As the message indicates, error -200018 means:
"DAC conversion attempted before data to be converted was available. Decrease the output frequency to increase the period between DAC conversions, or reduce the size of your output buffer in order to write data more often. If you are using an external clock, check your signal for the presence of noise or glitches."
The reason that the simulated device works is because there is no physical DAC circuit compared to your DAQ device. What is probably happening is that the sample clock rate is causing data to be written out faster than your DAC can convert from the buffer. Your two options are to either decrease your sample clock rate, or decrease the buffer size so that the DAC converts faster. It's more of an art than a science to reach the correct balance between the buffer size and sample clock. Keep in mind that you don't want the buffer to be too small, or you could run into other errors because your loop will run more often. Play around with that and see if you can get the error to disappear.
I wanted to also answer your question regarding only being able to change the properties of one waveform. This makes sense that you are only able to change one of the waveforms, as it is exactly what the code is doing. The code simply takes a duplicate copy of the waveform and adds it as the next element in the array.
If you'd like to be able to modify each individual waveform before outputting to each channel, I'd suggest two steps:
Do keep in mind that the speed at which you can update will still be limited by the hardware itself to some degree.
I went ahead and tried to modify the first example I posted about to adjust the write function, but my code ended up producing very strange results. The waveform graph produced in the VI window appeared to correctly correspond with my waveform characteristics that I had specified, but the waveforms produced were the product of the waveforms added together. I had a sine wave and cosine wave combine to produce weird "horned" shapes on my oscilloscope, and I'm not exactly sure why. I think it has to do with how I keep track of the data being written to each waveform on each channel, and how I compare that prior to the write function. I've attached the newest version of the code below.
Thanks for your detailed advice,
Can you explain what you are doing with the part of the code reading the phase of the waveforms? I don't quite follow what you are trying to accomplish. I think that this may be the issue.
Are you trying to make sure that the wave is generated to be continuous? My understanding is that the VI does that by default.

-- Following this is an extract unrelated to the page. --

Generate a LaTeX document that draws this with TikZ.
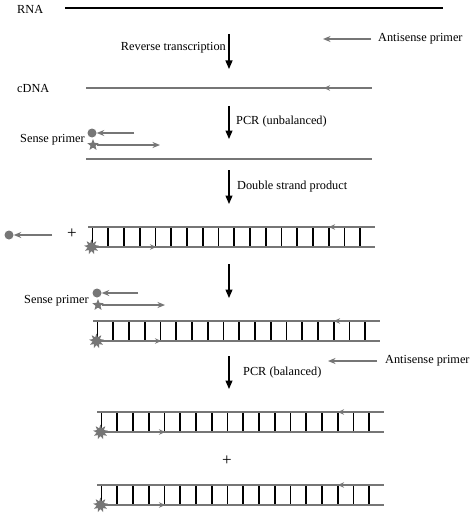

This may be related to Mitten's question about Phase, but I noticed a input "Tunnel" on the While Loop with a diamond shape inside it. Hovering over it I see "Initializer Terminal", something I'd not heard about, and can't find in LabVIEW Help. What is this, and what does it do? [I also noticed an unused Shift Register for a Boolean Array just above this terminal -- something really strange is going on inside this code ...].
Aha, I get it (the Phase stuff referenced in the last two posts) -- the Original Poster does not understand how to use the Basic Function Generator, and doesn't understand how to use a Boolean Shift Register to handle initialization.
First, the Basic Function Generator. There is a terminal on top called "Reset" that is designed to let you generate a single continuous waveform a piece at a time. What you want to do is call it the first time with Reset = True so that it takes the properties of the waveform from its inputs, and for all subsequent calls, you want Reset = False so that it "continues from where it left off". This is most easily done by having a Shift Register with True wired in from the outside that goes to this Reset Terminal, and with False wired from the inside to the output part of the Shift Register to make all subsequent values False. You can use exactly the same trick to make the "Start Task" function fire only on the first loop.
But what if you want to do two functions? Well, this Function Generator is a Pre-allocated Reentrant Clone, which means it will "remember" its settings from multiple calls. So what you do is put two of these functions in, one for each of the two Waveforms you want to generate (and thus do not put them in a For Loop). Now each Function Generator will "remember" its own setting, and you'll get two independent continuous Waveforms with very little effort!